Kidnapped Iraqi priest: 'During the day I was a spiritual father, at night they tortured me'
An Iraqi Catholic priest has described being kidnapped and tortured and having his church blown up in war-torn Iraq after the invasion in 2003.
In an interview with firstthings.com, Fr Douglas Bazi, who served in Baghdad parish during the US-led war, explains how Shiite militiamen held him for nine days and threatened to kill him after bundling him into the trunk of a car.
Fr Bazi describes the events after the invasion: "It was in the beginning of 2004, 2005. Early in 2006, they blew up my church in front of me...Another time, I was celebrating Mass. Normal Sunday. We sing all the Mass. I was singing Mass, and I realized ... I know that noise. The noise of rockets."
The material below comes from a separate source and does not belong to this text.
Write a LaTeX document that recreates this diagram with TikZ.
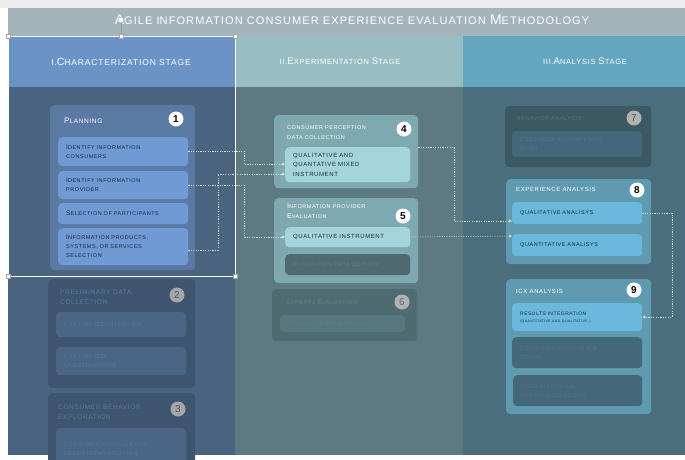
\documentclass[tikz,border=0pt]{standalone}
\usepackage{fontspec}
\setmainfont{Liberation Sans}
\newfontfamily\cp[LetterSpace=10]{Liberation Sans}
\usetikzlibrary{arrows.meta}
\definecolor{titlebg}{HTML}{A3B4BB}
\definecolor{hA}{HTML}{6B93C6}\definecolor{bA}{HTML}{4A6480}
\definecolor{hB}{HTML}{98BEC4}\definecolor{bB}{HTML}{5D7A82}
\definecolor{hC}{HTML}{64A6BF}\definecolor{bC}{HTML}{4A6E7C}
\definecolor{oA}{HTML}{5A7AA3}\definecolor{iA}{HTML}{6F9AD4}
\definecolor{dA}{HTML}{3E5570}\definecolor{diA}{HTML}{4A6585}\definecolor{dtA}{HTML}{5C7898}
\definecolor{oB}{HTML}{7FA9B0}\definecolor{iB}{HTML}{A4D4DC}
\definecolor{dB}{HTML}{4F6B72}\definecolor{diB}{HTML}{58767D}\definecolor{dtB}{HTML}{647F86}
\definecolor{dB2}{HTML}{4F6A70}
\definecolor{oC}{HTML}{5F9AB0}\definecolor{iC}{HTML}{6AB8DC}
\definecolor{dC}{HTML}{3C5863}\definecolor{diC}{HTML}{44677A}\definecolor{dtC}{HTML}{557685}
\definecolor{navy}{HTML}{1A2A40}
\definecolor{lnk}{HTML}{DADADA}
\tikzset{
 bxs/.style={rounded corners=4pt,inner sep=0pt,font=\cp\fontsize{5.5}{9}\selectfont},
 hd/.style={anchor=west,inner sep=0pt,font=\cp\fontsize{6.5}{10}\selectfont,align=left},
 badge/.style={circle,inner sep=0pt,minimum size=15pt,font=\bfseries\fontsize{10}{10}\selectfont},
 lk/.style={draw=lnk,densely dashed,line width=0.5pt,dash pattern=on 1.2pt off 1.2pt,-{Triangle[length=3pt,width=3pt]}},
 lkn/.style={draw=lnk,line width=0.5pt,dash pattern=on 1.2pt off 1.2pt},
 colh/.style={font=\cp\fontsize{8.5}{10}\selectfont,text=white}
}
% \bx{name}{x1}{y1}{x2}{y2}{style}{text}
\newcommand\bx[7]{\node[bxs,#6,anchor=north west,minimum width={(#4-#2)*1pt},minimum height={(#5-#3)*1pt},text width={(#4-#2-16)*1pt},align=left] (#1) at (#2,#3) {#7};}
\begin{document}
\begin{tikzpicture}[x=1pt,y=-1pt]
\useasboundingbox (0,0) rectangle (685,459);
\fill[white] (0,0) rectangle (685,459);
\fill[gray!15] (0,0) rectangle (685,8);
% title and columns
\fill[titlebg] (8,8) rectangle (685,36);
\node[font=\cp\fontsize{11}{12}\selectfont,text=white] (title) at (352,20) {{\fontsize{14}{14}\selectfont A}GILE I{\fontsize{14}{14}\selectfont\phantom{}}NFORMATION CONSUMER EXPERIENCE EVALUATION {\fontsize{14}{14}\selectfont M}ETHODOLOGY};
\fill[hA] (8,36) rectangle (235,87); \fill[bA] (8,87) rectangle (235,455);
\fill[hB] (235,36) rectangle (463,87); \fill[bB] (235,87) rectangle (463,455);
\fill[hC] (463,36) rectangle (685,87); \fill[bC] (463,87) rectangle (685,455);
\node[colh] (c1) at (121,62) {I.{\fontsize{10.5}{10}\selectfont C}HARACTERIZATION STAGE};
\node[colh,font=\cp\fontsize{7.5}{10}\selectfont] (c2) at (340,61) {II.{\fontsize{9.5}{10}\selectfont E}XPERIMENTATION {\fontsize{9.5}{10}\selectfont S}TAGE};
\node[colh,font=\cp\fontsize{7.5}{10}\selectfont] (c3) at (585,61) {III.{\fontsize{9.5}{10}\selectfont A}NALYSIS {\fontsize{9.5}{10}\selectfont S}TAGE};
% ---- column 1
\bx{p}{50}{105}{195}{270}{fill=oA}{}
\node[hd,text=white] (ph) at (64,121) {{\fontsize{8}{10}\selectfont P}LANNING};
\node[badge,fill=white] (b1) at (176,119) {1};
\bx{p1}{58}{137}{188}{166}{fill=iA,text=navy}{{\fontsize{6.5}{9}\selectfont I}DENTIFY INFORMATION\\CONSUMERS}
\bx{p2}{58}{171}{188}{199}{fill=iA,text=navy}{{\fontsize{6.5}{9}\selectfont I}DENTIFY INFORMATION\\PROVIDER}
\bx{p3}{58}{203}{188}{224}{fill=iA,text=navy}{{\fontsize{6.5}{9}\selectfont S}ELECTION OF PARTICIPANTS}
\bx{p4}{58}{228}{188}{265}{fill=iA,text=navy}{{\fontsize{6.5}{9}\selectfont I}NFORMATION PRODUCTS,\\SYSTEMS, OR SERVICES\\SELECTION}
\bx{q}{48}{279}{195}{388}{fill=dA}{}
\node[hd,text=dtA] (qh) at (60,297) {PRELIMINARY DATA\\COLLECTION};
\node[badge,fill=gray!70,text=dA,font=\fontsize{10}{10}\selectfont] (b2) at (177,295) {2};
\bx{q1}{56}{312}{186}{337}{fill=diA,text=dtA}{CUSTOMIZED INTERVIEW}
\bx{q2}{56}{347}{186}{375}{fill=diA,text=dtA}{CUSTOMIZED\\QUESTIONNAIRE}
\bx{r}{48}{393}{195}{475}{fill=dA}{}
\node[hd,text=dtA] (rh) at (58,412) {CONSUMER BEHAVIOR\\EXPLORATION};
\node[badge,fill=gray!70,text=dA,font=\fontsize{10}{10}\selectfont] (b3) at (178,409) {3};
\bx{r1}{56}{428}{186}{470}{fill=diA,text=dtA}{CONSUMER PROFILES AND\\NEEDS IDENTIFICATION\\}
% ---- column 2
\bx{s}{274}{115}{418}{188}{fill=oB}{}
\node[hd,text=white,font=\cp\fontsize{5.5}{10}\selectfont] (sh) at (287,133) {CONSUMER PERCEPTION\\DATA COLLECTION};
\node[badge,fill=white] (b4) at (404,129) {4};
\bx{s1}{285}{147}{410}{182}{fill=iB,text=navy,font=\cp\fontsize{6}{9.5}\selectfont}{QUALITATIVE AND\\QUANTATIVE MIXED\\INSTRUMENT}
\bx{t}{274}{198}{418}{283}{fill=oB}{}
\node[hd,text=white,font=\cp\fontsize{5.5}{10}\selectfont] (th) at (287,211) {{\fontsize{7}{10}\selectfont I}NFORMATION PROVIDER\\{\fontsize{7}{10}\selectfont E}VALUATION};
\node[badge,fill=white] (b5) at (403,216) {5};
\bx{t1}{285}{227}{410}{247}{fill=iB,text=navy,font=\cp\fontsize{6}{9}\selectfont}{QUALITATIVE INSTRUMENT}
\bx{t2}{285}{254}{410}{275}{fill=dB2,text=dtB}{{\fontsize{6.5}{9}\selectfont E}VALUATION {\fontsize{6.5}{9}\selectfont D}ATA {\fontsize{6.5}{9}\selectfont Q}UALITY}
\bx{u}{272}{289}{417}{341}{fill=dB}{}
\node[hd,text=dtB,font=\cp\fontsize{5.5}{10}\selectfont] (uh) at (286,302) {{\fontsize{7}{10}\selectfont E}XPERTS {\fontsize{7}{10}\selectfont E}VALUATION};
\node[badge,fill=gray!60,text=dB,font=\fontsize{10}{10}\selectfont] (b6) at (402,302) {6};
\bx{u1}{280}{315}{405}{332}{fill=diB,text=dtB}{{\fontsize{6.5}{9}\selectfont C}OGNITIVE {\fontsize{6.5}{9}\selectfont W}ALKTHROUGH}
% ---- column 3
\bx{v}{505}{106}{651}{167}{fill=dC}{}
\node[hd,text=dtC,font=\cp\fontsize{5.5}{10}\selectfont] (vh) at (517,119) {BEHAVIOR ANALYSIS};
\node[badge,fill=gray!60,text=dC,font=\fontsize{10}{10}\selectfont] (b7) at (634,118) {7};
\bx{v1}{512}{131}{642}{157}{fill=diC,text=dtC,align=center}{CUSTOMER JOURNEY MAP\\(CJM)}
\bx{w}{506}{179}{651}{264}{fill=oC}{}
\node[hd,text=white,font=\cp\fontsize{6}{10}\selectfont] (wh) at (516,189) {EXPERIENCE ANALYSIS};
\node[badge,fill=white] (b8) at (637,190) {8};
\bx{w1}{512}{202}{642}{224}{fill=iC,text=navy}{QUALITATIVE ANALISYS}
\bx{w2}{512}{234}{642}{256}{fill=iC,text=navy}{QUANTITATIVE ANALISYS}
\bx{x}{506}{279}{651}{414}{fill=oC}{}
\node[hd,text=white,font=\cp\fontsize{6}{10}\selectfont] (xh) at (516,291) {ICX ANALYSIS};
\node[badge,fill=white] (b9) at (634,290) {9};
\bx{x1}{512}{303}{642}{331}{fill=iC,text=navy,font=\cp\fontsize{5}{7}\selectfont}{RESULTS INTEGRATION\\{\fontsize{3.5}{6}\selectfont(QUANTITATIVE AND QUALITATIVE )}}
\bx{x2}{512}{337}{642}{368}{fill=diC,text=dtC}{CONSUMER PROFILE ICX\\SCORE}
\bx{x3}{513}{375}{642}{406}{fill=diC,text=dtC}{ORGANIZATIONAL\\OVERALL ICX SCORE}
% ---- connectors
\draw[lk] (p1.east |- 0,151) -| (244,164) -- (s1.west |- 0,164);
\draw[lk] (p2.east |- 0,185) -| (244,237) -- (t1.west |- 0,237);
\draw[lk] (p4.east |- 0,250) -| (218,174) -- (s1.west |- 0,174);
\draw[lk] (s.east |- 0,147) -| (454,221) -- (w1.west |- 0,221);
\draw[lk] (t1.east |- 0,237) -- (w2.west |- 0,236);
\draw[lk] (w1.east |- 0,213) -| (672,317) -- (x1.east |- 0,317);
% selection frame artifact
\draw[white,line width=0.6pt] (8,36) rectangle (235,276);
\draw[gray!80,line width=0.4pt] (121,36) -- (121,22);
\node[circle,draw=gray!80,fill=white,inner sep=0pt,minimum size=6pt] (rot) at (121,20) {};
\foreach \px/\py in {8/36,121/36,235/36,8/276,235/276}
  \node[draw=gray!70,fill=white,inner sep=0pt,minimum size=4.5pt] at (\px,\py) {};
\end{tikzpicture}
\end{document}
On his kidnapping, Fr Bazi says: "It was after the Sunday Mass, when I was going to visit friends and I was by myself. They put me in my car trunk. I don't know why they took me. When we arrived where they held their captives, they told me, 'We are giving you a blindfold and you have to tie it on your eyes. If you open your eyes, we will shoot you. We will put a bullet in your head.' One of them had hit me with his knee, in my face. When I woke, I realized that it was blood on my face. They took me inside the house and they were going, 'Think you got him? Did you bring him? The infidel?' They brought chains. They tied my hands. I spent nine days in this situation. Tied. Blind."
Extraordinarily, the priest describes how his captors wanted spiritual advice from him. "During the day, I was a spiritual father to my captors," he says. "They used to ask me for advice. One of them was always asking me about his wife. She's always demanding. At that point, I was still like, 'Okay, well show her you care, text her, tell her things like good morning. From time to time take care to message.' The same people, during the night, they called me 'infidel' and they beat me and they tortured me."
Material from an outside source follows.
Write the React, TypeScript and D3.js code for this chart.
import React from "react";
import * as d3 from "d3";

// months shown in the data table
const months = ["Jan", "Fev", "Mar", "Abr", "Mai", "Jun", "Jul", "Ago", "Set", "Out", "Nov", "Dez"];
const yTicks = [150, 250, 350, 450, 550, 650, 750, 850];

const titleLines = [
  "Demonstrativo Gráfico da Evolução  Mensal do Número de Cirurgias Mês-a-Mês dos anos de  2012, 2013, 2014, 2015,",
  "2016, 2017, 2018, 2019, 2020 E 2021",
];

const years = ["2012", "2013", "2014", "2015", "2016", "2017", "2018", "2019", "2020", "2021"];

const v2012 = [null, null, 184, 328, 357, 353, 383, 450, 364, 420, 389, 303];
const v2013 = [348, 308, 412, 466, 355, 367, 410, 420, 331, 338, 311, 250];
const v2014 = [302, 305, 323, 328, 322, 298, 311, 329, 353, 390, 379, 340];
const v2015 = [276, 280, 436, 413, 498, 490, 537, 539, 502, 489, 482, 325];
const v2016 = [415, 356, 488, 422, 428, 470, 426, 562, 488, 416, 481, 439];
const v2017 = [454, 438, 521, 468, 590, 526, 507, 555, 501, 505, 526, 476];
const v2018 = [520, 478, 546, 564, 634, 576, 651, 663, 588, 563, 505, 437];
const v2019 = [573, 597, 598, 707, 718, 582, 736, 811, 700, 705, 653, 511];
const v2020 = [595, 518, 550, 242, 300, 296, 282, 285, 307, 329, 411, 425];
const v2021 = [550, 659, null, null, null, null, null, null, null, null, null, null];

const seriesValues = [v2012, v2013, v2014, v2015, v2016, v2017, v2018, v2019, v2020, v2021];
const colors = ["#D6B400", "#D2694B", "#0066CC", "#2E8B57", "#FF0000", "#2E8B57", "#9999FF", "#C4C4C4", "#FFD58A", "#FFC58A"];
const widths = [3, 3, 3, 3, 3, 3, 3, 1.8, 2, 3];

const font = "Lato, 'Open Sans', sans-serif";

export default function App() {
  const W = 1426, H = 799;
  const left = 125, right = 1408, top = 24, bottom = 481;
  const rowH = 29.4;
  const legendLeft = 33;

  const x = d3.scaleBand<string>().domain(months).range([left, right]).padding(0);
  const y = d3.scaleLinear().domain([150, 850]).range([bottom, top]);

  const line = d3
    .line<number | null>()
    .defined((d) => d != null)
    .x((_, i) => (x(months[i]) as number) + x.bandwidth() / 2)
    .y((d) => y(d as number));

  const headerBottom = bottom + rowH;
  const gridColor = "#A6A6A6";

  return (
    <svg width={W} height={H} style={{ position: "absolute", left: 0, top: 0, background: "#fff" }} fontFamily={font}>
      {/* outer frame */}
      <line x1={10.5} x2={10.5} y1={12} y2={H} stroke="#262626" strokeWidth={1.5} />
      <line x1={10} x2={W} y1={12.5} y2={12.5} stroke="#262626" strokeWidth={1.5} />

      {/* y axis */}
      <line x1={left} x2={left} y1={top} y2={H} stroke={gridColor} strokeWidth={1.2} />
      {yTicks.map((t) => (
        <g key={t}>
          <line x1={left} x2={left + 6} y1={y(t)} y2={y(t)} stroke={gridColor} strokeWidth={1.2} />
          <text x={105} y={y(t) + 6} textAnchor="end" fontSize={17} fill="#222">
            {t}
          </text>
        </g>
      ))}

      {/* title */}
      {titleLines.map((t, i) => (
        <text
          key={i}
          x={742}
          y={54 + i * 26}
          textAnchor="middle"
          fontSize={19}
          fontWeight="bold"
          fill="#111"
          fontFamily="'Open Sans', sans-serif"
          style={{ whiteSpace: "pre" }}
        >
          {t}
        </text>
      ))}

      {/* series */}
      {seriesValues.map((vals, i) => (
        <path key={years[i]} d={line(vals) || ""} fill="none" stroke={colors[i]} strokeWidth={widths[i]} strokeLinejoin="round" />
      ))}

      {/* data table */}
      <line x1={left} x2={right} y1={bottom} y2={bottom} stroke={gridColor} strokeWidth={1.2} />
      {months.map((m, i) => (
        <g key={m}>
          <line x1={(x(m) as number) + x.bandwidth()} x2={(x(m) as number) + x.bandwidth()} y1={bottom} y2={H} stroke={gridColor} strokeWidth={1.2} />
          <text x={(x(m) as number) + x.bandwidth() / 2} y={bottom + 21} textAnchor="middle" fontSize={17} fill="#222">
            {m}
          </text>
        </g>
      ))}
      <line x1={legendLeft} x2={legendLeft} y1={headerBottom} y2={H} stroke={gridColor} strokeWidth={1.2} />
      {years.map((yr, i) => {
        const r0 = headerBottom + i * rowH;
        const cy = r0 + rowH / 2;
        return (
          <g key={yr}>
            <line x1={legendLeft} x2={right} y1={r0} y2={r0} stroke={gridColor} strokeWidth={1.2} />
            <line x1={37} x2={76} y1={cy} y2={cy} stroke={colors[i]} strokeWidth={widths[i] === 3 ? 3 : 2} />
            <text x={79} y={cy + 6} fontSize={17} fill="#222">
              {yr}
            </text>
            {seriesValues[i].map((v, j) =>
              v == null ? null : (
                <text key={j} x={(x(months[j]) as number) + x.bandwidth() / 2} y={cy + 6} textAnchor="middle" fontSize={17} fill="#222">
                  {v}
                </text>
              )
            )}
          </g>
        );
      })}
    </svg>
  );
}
The torturers also asked Fr Bazi about the relationship between the US and the church. "They used to ask me all these questions about politics. Also about religion. For example, 'What is the relationship between church and America, America and the church?' As a Catholic priest, of course I don't have that information. They beat me a lot and they tortured me a lot."
In July 2013, Fr Bazi moved from Baghdad to Erbil, in Kurdistan, where he ministers to a congregation of 400 people.